LAbinorb
Areas of Study
Some of the key areas for experimentation in space with the breakthroughs
Pharmaceutical Experiments
Microgravity enables the development of more effective and stable drugs by improving the understanding of crystal growth, dissolution, and molecular interactions.
In Earth’s gravity, drug crystals often form with structural imperfections, limiting their stability and solubility. In microgravity, these imperfections are greatly reduced, allowing researchers to grow larger, more uniform crystals with higher purity. This advancement can lead to more effective drug delivery, better shelf life, and novel drug formulations.

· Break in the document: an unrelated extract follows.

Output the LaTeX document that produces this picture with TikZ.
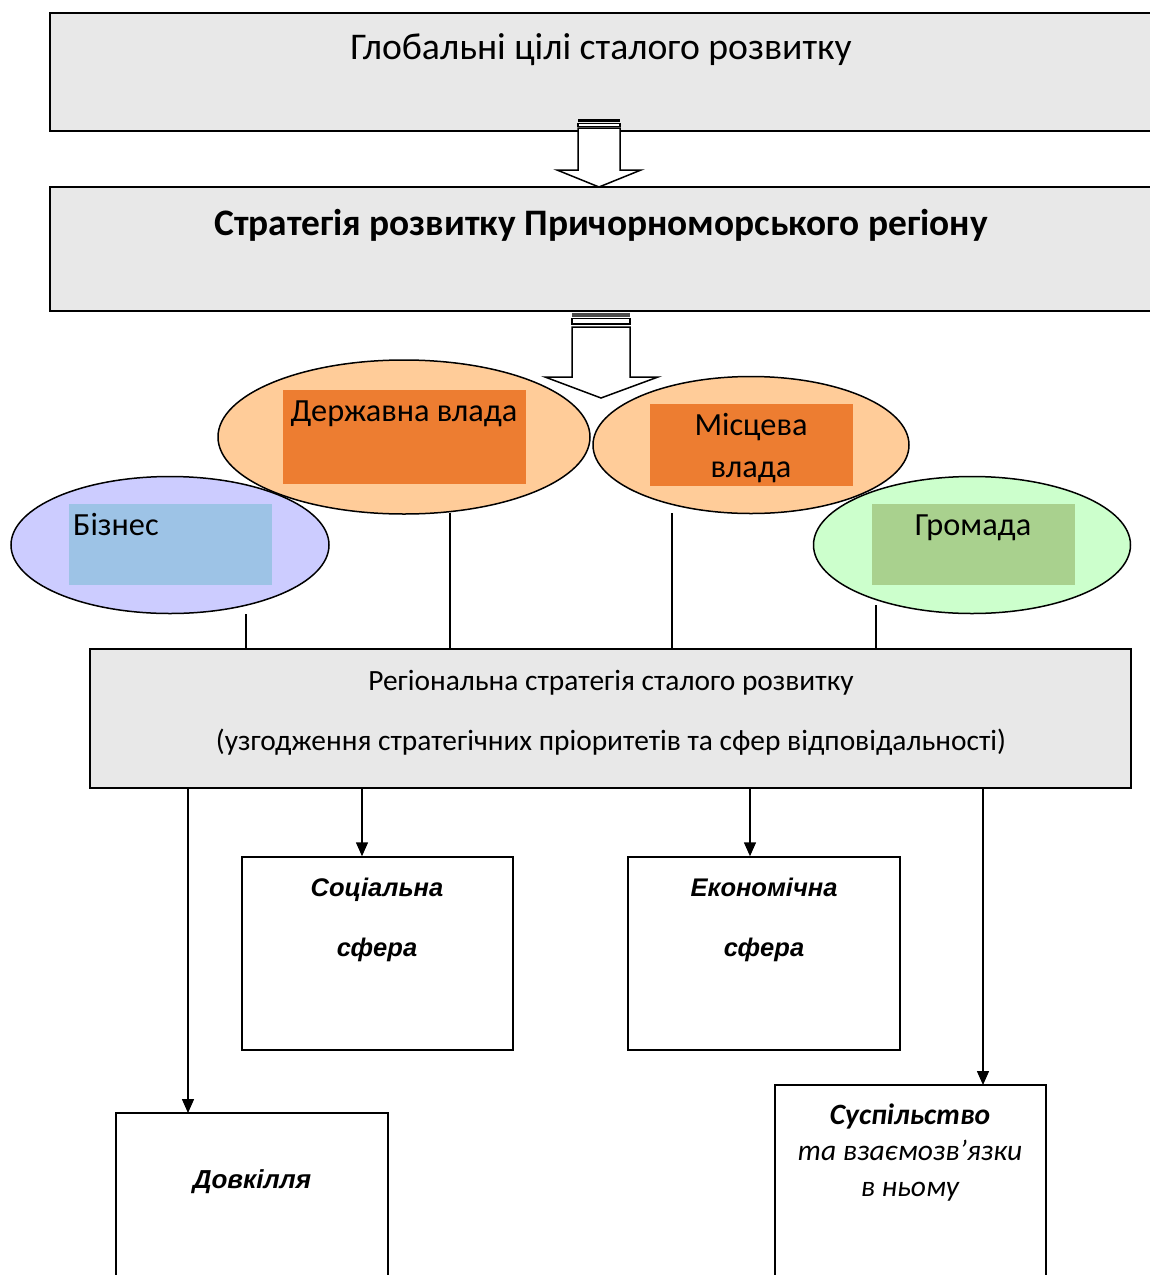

Pharmaceutical companies such as Merck have conducted protein crystallization experiments aboard the ISS, revealing improved crystal quality for cancer treatment research (e.g., Keytruda’s active ingredients). By conducting similar experiments aboard our reusable satellite platform, biotech firms can accelerate drug discovery, reduce development costs, and gain a competitive edge in precision medicine.
Cell Biology Experiments
Microgravity offers a unique environment to study cell behavior, gene expression, and tissue development, opening new frontiers in regenerative medicine and disease modeling.
In space, cells are free from the mechanical cues and sedimentation that affect their growth on Earth. This allows scientists to observe changes in morphology, signaling pathways, and gene expression in unprecedented ways. Research has shown that cells in microgravity often grow in three dimensions, better mimicking how tissues behave inside the human body.

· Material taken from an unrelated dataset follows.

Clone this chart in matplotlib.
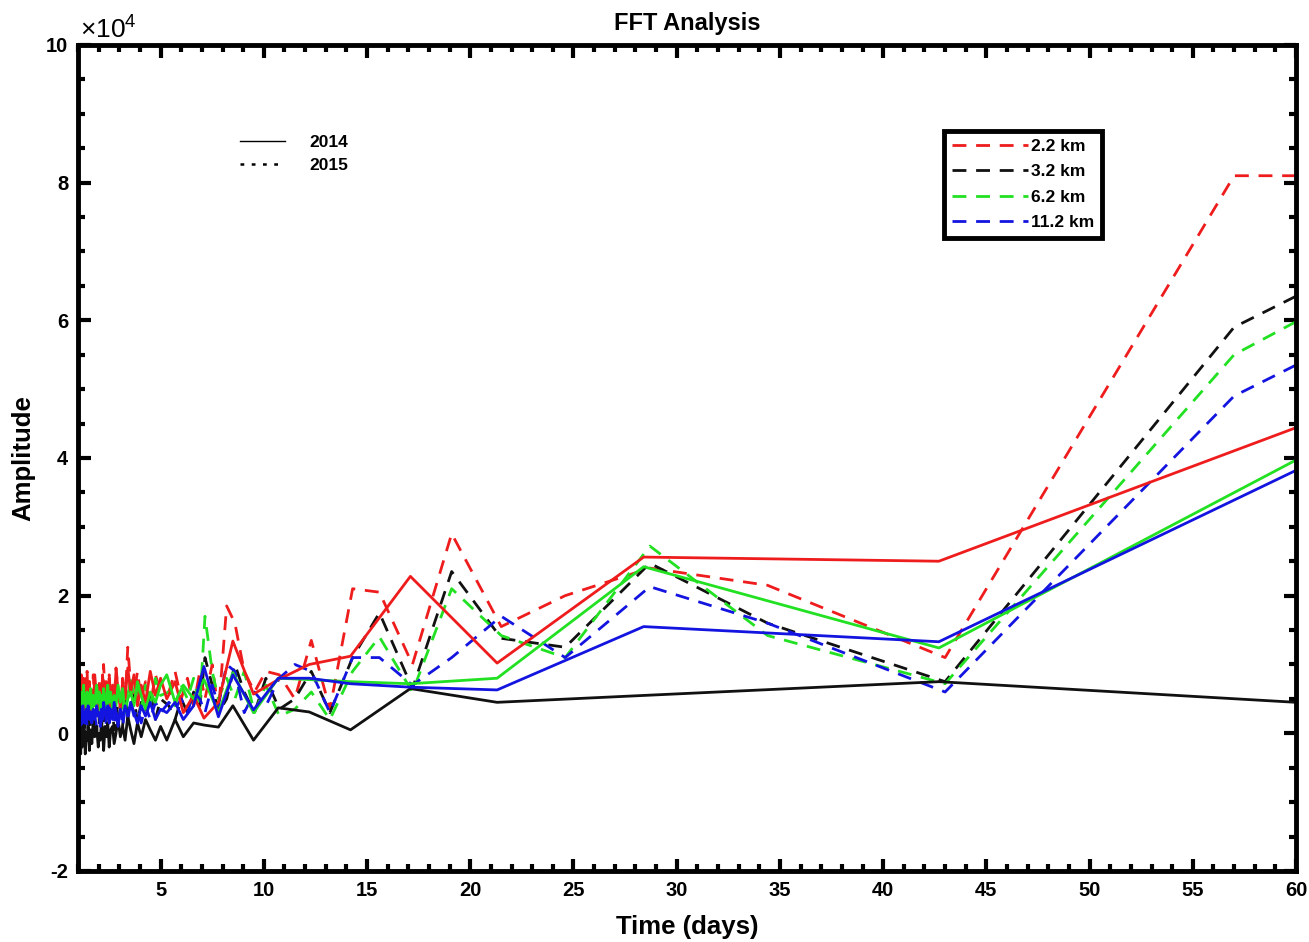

NASA’s Tissue Chips in Space program, for example, uses microphysiological systems to model human organs and disease responses in microgravity. Such platforms enable pharmaceutical and healthcare companies to perform faster, more ethical, and cost-effective preclinical testing of drugs and therapies.

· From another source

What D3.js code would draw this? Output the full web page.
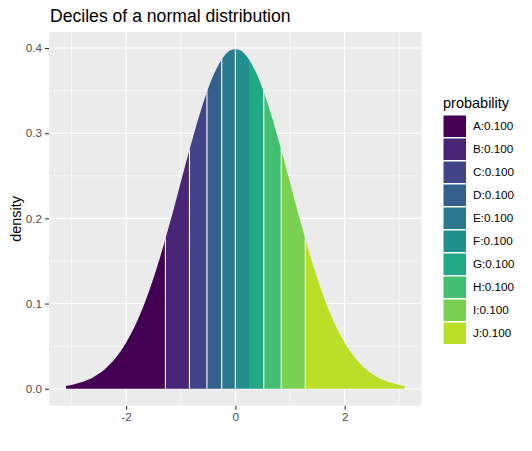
<!DOCTYPE html>
<html>
<head>
<meta charset="utf-8">
<script src="https://cdn.jsdelivr.net/npm/d3@7"></script>
<style>
  body { margin: 0; background: #fff; }
  text { font-family: "Liberation Sans", Arial, sans-serif; }
</style>
</head>
<body>
<div id="chart"></div>
<script>
const width = 532;
const height = 451;

// density curve, x from -3.1 to 3.1
const xs = [-3.1, -3.0, -2.9, -2.8, -2.7, -2.6, -2.5, -2.4, -2.3, -2.2, -2.1, -2.0,
    -1.9, -1.8, -1.7, -1.6, -1.5, -1.4, -1.3, -1.2, -1.1, -1.0, -0.9, -0.8, -0.7,
    -0.6, -0.5, -0.4, -0.3, -0.2, -0.1, 0.0, 0.1, 0.2, 0.3, 0.4, 0.5, 0.6, 0.7, 0.8,
    0.9, 1.0, 1.1, 1.2, 1.3, 1.4, 1.5, 1.6, 1.7, 1.8, 1.9, 2.0, 2.1, 2.2, 2.3, 2.4,
    2.5, 2.6, 2.7, 2.8, 2.9, 3.0, 3.1];
const densities = [0.0033, 0.0044, 0.0060, 0.0079, 0.0104, 0.0136, 0.0175, 0.0224,
    0.0283, 0.0355, 0.0440, 0.0540, 0.0656, 0.0790, 0.0940, 0.1109, 0.1295, 0.1497,
    0.1714, 0.1942, 0.2179, 0.2420, 0.2661, 0.2897, 0.3123, 0.3332, 0.3521, 0.3683,
    0.3814, 0.3910, 0.3970, 0.3989, 0.3970, 0.3910, 0.3814, 0.3683, 0.3521, 0.3332,
    0.3123, 0.2897, 0.2661, 0.2420, 0.2179, 0.1942, 0.1714, 0.1497, 0.1295, 0.1109,
    0.0940, 0.0790, 0.0656, 0.0540, 0.0440, 0.0355, 0.0283, 0.0224, 0.0175, 0.0136,
    0.0104, 0.0079, 0.0060, 0.0044, 0.0033];

// decile cut points and legend
const breaks = [-3.1, -1.28, -0.84, -0.52, -0.25, 0, 0.25, 0.52, 0.84, 1.28, 3.1];
const labels = ["A:0.100", "B:0.100", "C:0.100", "D:0.100", "E:0.100",
    "F:0.100", "G:0.100", "H:0.100", "I:0.100", "J:0.100"];
const colors = ["#440154", "#482576", "#414487", "#35608D", "#2A788E",
    "#21908C", "#22A884", "#43BF71", "#7AD151", "#BBDF27"];
const gapLines = [-1.28, -0.84, -0.52, -0.25, 0, 0.52, 0.84, 1.28];

const xTicks = [-2, 0, 2];
const xMinor = [-3, -1, 1, 3];
const yTicks = [0, 0.1, 0.2, 0.3, 0.4];
const yMinor = [0.05, 0.15, 0.25, 0.35];

const panel = { left: 49, right: 421.7, top: 32, bottom: 405.7 };

const data = xs.map((x, i) => ({ x: x, y: densities[i] }));

const svg = d3.select("#chart")
    .append("svg")
    .attr("width", width)
    .attr("height", height);

// ggplot style 5% expansion
const xExt = d3.extent(xs);
const xPad = (xExt[1] - xExt[0]) * 0.05;
const x = d3.scaleLinear()
    .domain([xExt[0] - xPad, xExt[1] + xPad])
    .range([panel.left, panel.right]);

const yMax = d3.max(densities);
const y = d3.scaleLinear()
    .domain([-yMax * 0.05, yMax * 1.05])
    .range([panel.bottom, panel.top]);

// panel background and grid
svg.append("rect")
    .attr("x", panel.left)
    .attr("y", panel.top)
    .attr("width", panel.right - panel.left)
    .attr("height", panel.bottom - panel.top)
    .attr("fill", "#EBEBEB");

const grid = svg.append("g");
grid.selectAll(".xminor").data(xMinor).enter().append("line")
    .attr("x1", d => x(d)).attr("x2", d => x(d))
    .attr("y1", panel.top).attr("y2", panel.bottom)
    .attr("stroke", "#fff").attr("stroke-width", 0.55);
grid.selectAll(".yminor").data(yMinor).enter().append("line")
    .attr("x1", panel.left).attr("x2", panel.right)
    .attr("y1", d => y(d)).attr("y2", d => y(d))
    .attr("stroke", "#fff").attr("stroke-width", 0.55);
grid.selectAll(".xmajor").data(xTicks).enter().append("line")
    .attr("x1", d => x(d)).attr("x2", d => x(d))
    .attr("y1", panel.top).attr("y2", panel.bottom)
    .attr("stroke", "#fff").attr("stroke-width", 1.1);
grid.selectAll(".ymajor").data(yTicks).enter().append("line")
    .attr("x1", panel.left).attr("x2", panel.right)
    .attr("y1", d => y(d)).attr("y2", d => y(d))
    .attr("stroke", "#fff").attr("stroke-width", 1.1);

// the area, one copy per decile clipped to its x range
const area = d3.area()
    .x(d => x(d.x))
    .y0(y(0))
    .y1(d => y(d.y))
    .curve(d3.curveMonotoneX);

const defs = svg.append("defs");
colors.forEach((c, i) => {
    defs.append("clipPath").attr("id", "dec" + i)
        .append("rect")
        .attr("x", x(breaks[i]))
        .attr("y", panel.top)
        .attr("width", x(breaks[i + 1]) - x(breaks[i]))
        .attr("height", panel.bottom - panel.top);
    svg.append("path")
        .datum(data)
        .attr("d", area)
        .attr("fill", c)
        .attr("clip-path", "url(#dec" + i + ")");
});

// thin white gaps between the pieces
defs.append("clipPath").attr("id", "curveClip")
    .append("path").datum(data).attr("d", area);
svg.append("g")
    .attr("clip-path", "url(#curveClip)")
    .selectAll("line").data(gapLines).enter().append("line")
    .attr("x1", d => x(d)).attr("x2", d => x(d))
    .attr("y1", panel.top).attr("y2", y(0))
    .attr("stroke", "#fff").attr("stroke-width", 1.1);

// axes
const xAxis = svg.append("g")
    .attr("transform", `translate(0,${panel.bottom})`)
    .call(d3.axisBottom(x).tickValues(xTicks).tickSize(4).tickPadding(3).tickFormat(d3.format("d")));
const yAxis = svg.append("g")
    .attr("transform", `translate(${panel.left},0)`)
    .call(d3.axisLeft(y).tickValues(yTicks).tickSize(4).tickPadding(3).tickFormat(d3.format(".1f")));
[xAxis, yAxis].forEach(a => {
    a.select(".domain").remove();
    a.selectAll(".tick line").attr("stroke", "#333").attr("stroke-width", 1.1);
    a.selectAll(".tick text")
        .attr("fill", "#4D4D4D")
        .style("font-size", "11.7px")
        .style("font-family", "'Liberation Sans', Arial, sans-serif");
});
xAxis.selectAll(".tick text").text(d => d < 0 ? "-" + Math.abs(d) : d);

// titles
svg.append("text")
    .attr("x", 50)
    .attr("y", 22)
    .attr("fill", "#000")
    .style("font-size", "17.6px")
    .text("Deciles of a normal distribution");

svg.append("text")
    .attr("transform", `translate(20.5,${(panel.top + panel.bottom) / 2}) rotate(-90)`)
    .attr("text-anchor", "middle")
    .attr("fill", "#000")
    .style("font-size", "14.5px")
    .text("density");

// legend
const legend = svg.append("g").attr("transform", "translate(443,0)");
legend.append("text")
    .attr("x", 0)
    .attr("y", 107.5)
    .attr("fill", "#000")
    .style("font-size", "14.5px")
    .text("probability");

const keys = legend.selectAll(".key").data(labels).enter().append("g")
    .attr("transform", (d, i) => `translate(0,${115.5 + i * 23})`);
keys.append("rect")
    .attr("x", 0.5)
    .attr("width", 22.5)
    .attr("height", 21.5)
    .attr("fill", (d, i) => colors[i]);
keys.append("text")
    .attr("x", 30)
    .attr("y", 10.75)
    .attr("dy", "0.36em")
    .attr("fill", "#000")
    .style("font-size", "11.7px")
    .text(d => d);
</script>
</body>
</html>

Material Science Experiments
Space-based materials research unlocks advanced manufacturing possibilities by eliminating gravity-driven defects, resulting in stronger, lighter, and more resilient materials.
On Earth, gravity causes convection, sedimentation, and phase separation during materials processing, which leads to imperfections in alloys, semiconductors, and glass. Microgravity minimizes these effects, allowing for the development of purer and more homogenous materials. This has significant implications for aerospace, electronics, energy storage, and additive manufacturing industries.
For instance, experiments conducted on the International Space Station have produced fiber-optic materials like ZBLAN with far lower attenuation than Earth-made counterparts, potentially revolutionizing high-speed communications. Similarly, microgravity allows for the study of metal solidification and phase transitions, critical for designing high-performance structural materials.